Non-Uniform distribution of task and data on Pyspark executors

139 views Asked by At

I am running an application on pyspark. For this application below is the snapshot of the distribution of executors. It looks like non-uniformly distributed. Can someone have look and tell where is the problem.

enter image description here

Discription and My Problem:-

I am running my application on huge data, in which I am filtering and joining 3 datasets. After that, I am caching joined data set for generating and aggregating features for the different time period (means my cached data set generate features in the loop). After this, I am trying store these features in a partquet file. This parquet file is taking too much time.

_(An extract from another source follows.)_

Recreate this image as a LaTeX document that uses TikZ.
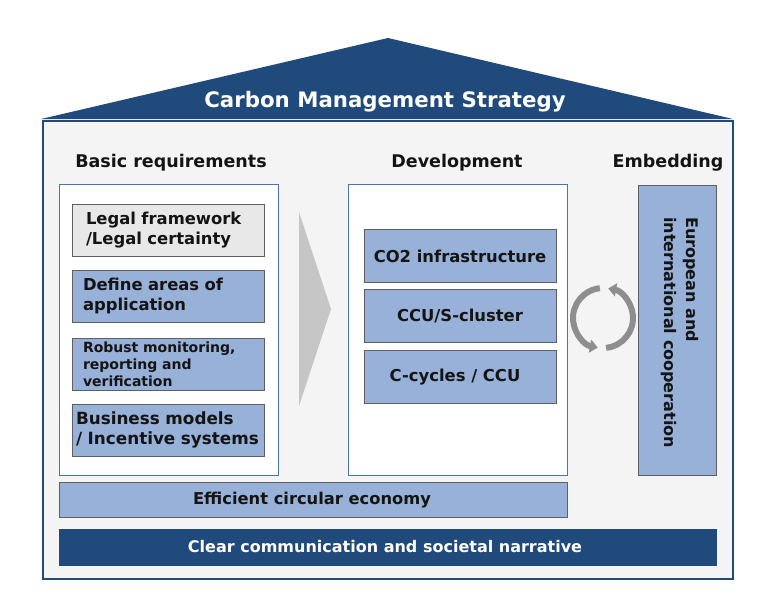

Can any help me to solve this? let me know if you need further information.

2

There are 2 answers

1
Jack_The_Ripper On

While my initial suggestion would be to use as little shuffle operations like joins as much as possible. However, if you wish to persist, some suggestions I can provide are to tune your SparkContext in the following ways:

  • Use Kryo Serializer
  • Compress data before sending over the network
  • Play around with your JVM garbage collection
  • Increase your shuffle memory
0
Alper t. Turker On

As you stated (emphasis mine):

I am filtering and joining 3 datasets. After that, I am caching joined data set for generating and aggregating features

Both joins and, to lesser extent, aggregations might result in a skewed distribution of data if join key or grouping columns are not uniformly distributed - it is a natural consequence of the required shuffles.

In general case there is very little you can do about it. In specific cases it is possible to gain a little with broadcasting or salting, but it doesn't look like the problem is particularly severe in your case.